AB Testing and other optimization techniques are the processes to identify wins. The goal is to speed the process of discovering successes and win rates.

21.        Offline vs. Online Conversion Optimization (ISO vs. CRO)

Online Conversion Rate Optimization (CRO) is a system to increase the number of website visitors that purchase online.

ISO does not directly align with CRO, but they share basic foundations. Most important, both disciplines are rooted in building a process.

The primary difference between online and offline conversation optimization is accuracy. Because online stores can have a large volume of visitors, the test results can achieve a statistical significance of 95% plus. 

Most physical stores won’t have the threshold of 10000 visitors. As a result, you validate the wins by repeating the same test in three different locations.

22.        In-Store Heuristics Evaluation

In ISO, heuristics stands for expertise. In heuristics evaluation, conversion experts search for behaviors with emotional clarity and high intent to buy.
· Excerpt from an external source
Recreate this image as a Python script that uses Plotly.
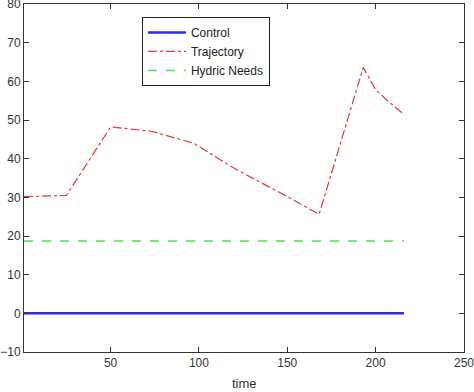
import plotly.graph_objects as go

# Data
t_flat = [1, 216]
control = [0, 0]
hydric = [18.7, 18.7]
traj_t = [1, 25, 50, 73, 97, 120, 150, 168, 193, 200, 208, 216]
traj_y = [30.2, 30.5, 48.2, 47.1, 44.0, 37.5, 30.2, 25.6, 63.6, 57.8, 54.5, 51.5]

x_ticks = [50, 100, 150, 200, 250]
y_ticks = [-10, 0, 10, 20, 30, 40, 50, 60, 70, 80]

fig = go.Figure()
fig.add_trace(go.Scatter(x=t_flat, y=control, mode="lines", name="Control",
                         line=dict(color="#2a2af0", width=2.5)))
fig.add_trace(go.Scatter(x=traj_t, y=traj_y, mode="lines", name="Trajectory",
                         line=dict(color="#e8323e", width=1.2, dash="dashdot")))
fig.add_trace(go.Scatter(x=t_flat, y=hydric, mode="lines", name="Hydric Needs",
                         line=dict(color="#4fe04f", width=1.5, dash="dash")))

font = "Liberation Sans, Arial"
axis_common = dict(showgrid=False, zeroline=False, showline=True, linecolor="#333333",
                   linewidth=1, mirror="ticks", ticks="inside", ticklen=5, automargin=False,
                   ticklabeloverflow="allow",
                   tickcolor="#333333", tickfont=dict(family=font, size=12, color="#333333"))

fig.update_layout(
    width=474, height=392,
    margin=dict(l=24, r=10, t=4, b=40),
    paper_bgcolor="white", plot_bgcolor="white",
    xaxis=dict(range=[1, 250.01], tickvals=x_ticks, **axis_common),
    yaxis=dict(range=[-10, 80.01], tickvals=y_ticks, **axis_common),
    legend=dict(x=0.268, y=0.963, xanchor="left", yanchor="top",
                bgcolor="white", bordercolor="#222222", borderwidth=1,
                font=dict(family=font, size=12, color="#222222"),
                tracegroupgap=0, itemwidth=38),
    showlegend=True,
    annotations=[dict(text="time", xref="paper", yref="paper", x=0.5, y=0,
                      yshift=-31, xanchor="center", yanchor="middle", showarrow=False,
                      font=dict(family=font, size=13, color="#333333"))],
)

fig.write_html("out.html", config={"displayModeBar": False},
               post_script="document.body.style.margin='0';document.body.style.overflow='hidden';")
If you operate a beauty store in a shopping mall, next to three other beauty stores, your shoppers will likely know your brand. Most importantly, they have a well-defined set of expectations about your store.
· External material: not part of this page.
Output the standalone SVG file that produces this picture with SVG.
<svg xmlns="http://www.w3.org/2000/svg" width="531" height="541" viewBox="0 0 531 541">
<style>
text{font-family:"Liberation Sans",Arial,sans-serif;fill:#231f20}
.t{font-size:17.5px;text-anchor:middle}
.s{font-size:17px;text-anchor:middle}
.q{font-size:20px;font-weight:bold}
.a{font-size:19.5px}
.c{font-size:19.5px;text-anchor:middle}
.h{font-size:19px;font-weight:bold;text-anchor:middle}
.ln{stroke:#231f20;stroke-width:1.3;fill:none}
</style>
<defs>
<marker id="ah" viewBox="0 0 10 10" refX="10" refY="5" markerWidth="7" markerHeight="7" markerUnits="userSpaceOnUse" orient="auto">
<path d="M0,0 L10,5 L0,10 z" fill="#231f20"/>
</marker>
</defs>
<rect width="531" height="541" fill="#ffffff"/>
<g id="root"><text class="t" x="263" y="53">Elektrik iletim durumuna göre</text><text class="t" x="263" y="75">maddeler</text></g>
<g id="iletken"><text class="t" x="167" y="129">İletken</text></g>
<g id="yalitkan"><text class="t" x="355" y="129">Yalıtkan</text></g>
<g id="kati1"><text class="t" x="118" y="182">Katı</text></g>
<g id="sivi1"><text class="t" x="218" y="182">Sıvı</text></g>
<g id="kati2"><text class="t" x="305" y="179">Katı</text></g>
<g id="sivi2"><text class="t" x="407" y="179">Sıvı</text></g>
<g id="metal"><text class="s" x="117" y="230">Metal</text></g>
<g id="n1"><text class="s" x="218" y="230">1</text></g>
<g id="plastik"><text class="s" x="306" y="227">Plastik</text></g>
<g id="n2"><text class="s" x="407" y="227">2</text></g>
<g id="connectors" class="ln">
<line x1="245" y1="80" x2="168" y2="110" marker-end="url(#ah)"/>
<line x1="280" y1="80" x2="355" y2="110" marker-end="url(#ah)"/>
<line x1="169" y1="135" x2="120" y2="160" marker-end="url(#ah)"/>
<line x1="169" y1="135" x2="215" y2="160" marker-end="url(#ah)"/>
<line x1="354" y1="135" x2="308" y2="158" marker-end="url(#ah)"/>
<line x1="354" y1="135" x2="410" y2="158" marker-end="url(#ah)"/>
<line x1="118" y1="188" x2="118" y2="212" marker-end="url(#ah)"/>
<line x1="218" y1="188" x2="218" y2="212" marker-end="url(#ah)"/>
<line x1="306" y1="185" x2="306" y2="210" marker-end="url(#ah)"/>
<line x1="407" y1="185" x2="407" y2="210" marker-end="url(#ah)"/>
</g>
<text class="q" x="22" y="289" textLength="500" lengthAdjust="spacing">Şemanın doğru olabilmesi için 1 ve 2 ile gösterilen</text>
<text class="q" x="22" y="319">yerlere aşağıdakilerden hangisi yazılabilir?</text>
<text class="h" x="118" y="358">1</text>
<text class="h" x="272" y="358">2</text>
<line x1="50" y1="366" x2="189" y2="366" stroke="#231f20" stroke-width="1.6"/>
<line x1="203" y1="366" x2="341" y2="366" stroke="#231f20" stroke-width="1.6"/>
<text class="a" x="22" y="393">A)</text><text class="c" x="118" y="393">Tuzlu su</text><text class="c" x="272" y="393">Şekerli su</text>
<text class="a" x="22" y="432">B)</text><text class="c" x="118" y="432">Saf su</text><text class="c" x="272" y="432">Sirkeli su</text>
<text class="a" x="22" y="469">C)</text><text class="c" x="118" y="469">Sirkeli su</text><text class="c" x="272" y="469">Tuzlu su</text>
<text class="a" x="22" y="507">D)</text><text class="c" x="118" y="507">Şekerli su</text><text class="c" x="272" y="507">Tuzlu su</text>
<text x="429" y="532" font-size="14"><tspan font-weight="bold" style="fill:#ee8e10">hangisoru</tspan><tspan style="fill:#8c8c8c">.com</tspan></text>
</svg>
The same reasoning holds if you’re a brand operating a store-within-store.

A different case is if you’re selling water bottles in a convenience store. In that case, your shoppers look for water bottles in the aisle and the refrigerator, but impulse buys typically come from positioning the water bottles next to the cashier checkout.

Heuristics evaluation creates the initial list of what works or not, what we should test, and the priorities.

23.        AB Testing

The core idea behind optimization is to increase conversions for any call-to-action. That means that the conversion rate comes down to a simple formula:

Conversion Rate = Number of Goal Achievements / People

AB Testing is a way to compare between two versions. You create a hypothesis about a specific element and test if your theory is correct. In AB Testing, you set a goal, clarify the hypothesis, set up the split test, run the test, and analyze the results.
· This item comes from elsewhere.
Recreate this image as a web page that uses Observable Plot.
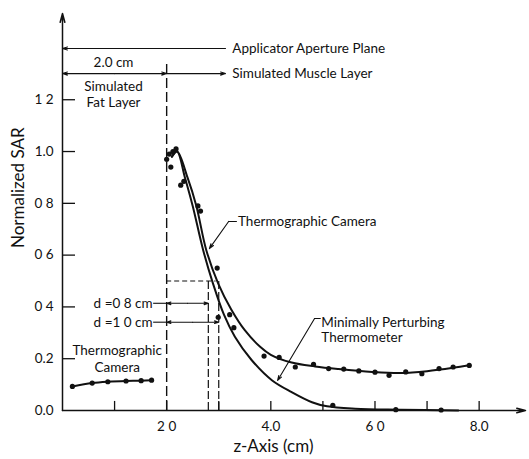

A common trap is a false positive outcome. It means you will be spending resources on implementing something that does not affect conversions.

AB Testing is a statistical experiment. Sample size matters. Consistency matters. A valid test requires a statistically significant outcome to ensure that scale will bring consistent results.

Conversion metrics are binary. In other words, the action occurred or not. That’s why conversion metrics are relatively easy to test and evaluate as cause-and-effect.   

Nike's House of Innovation  (source Ronny Max) | Behavior  Analytics Academy
Nike’s House of Innovation

Creating a Culture of Optimization in Physical Stores

In-Store Optimization is feasible because people-tracking technologies have become cost-efficient and accurate enough. The Location and Indoor Location markets are growing fast.

And yet, the most significant obstacles are culture, skills, and a lack of innovation mindsets. The keys to ISO are clarity, transparency, and communication.

You’ll increase the benefits of optimization by learning what works and what does not.

Winning retailers deeply understand the unique role of the physical store. Growth comes from a culture of experimentation and increasing the velocity of wins.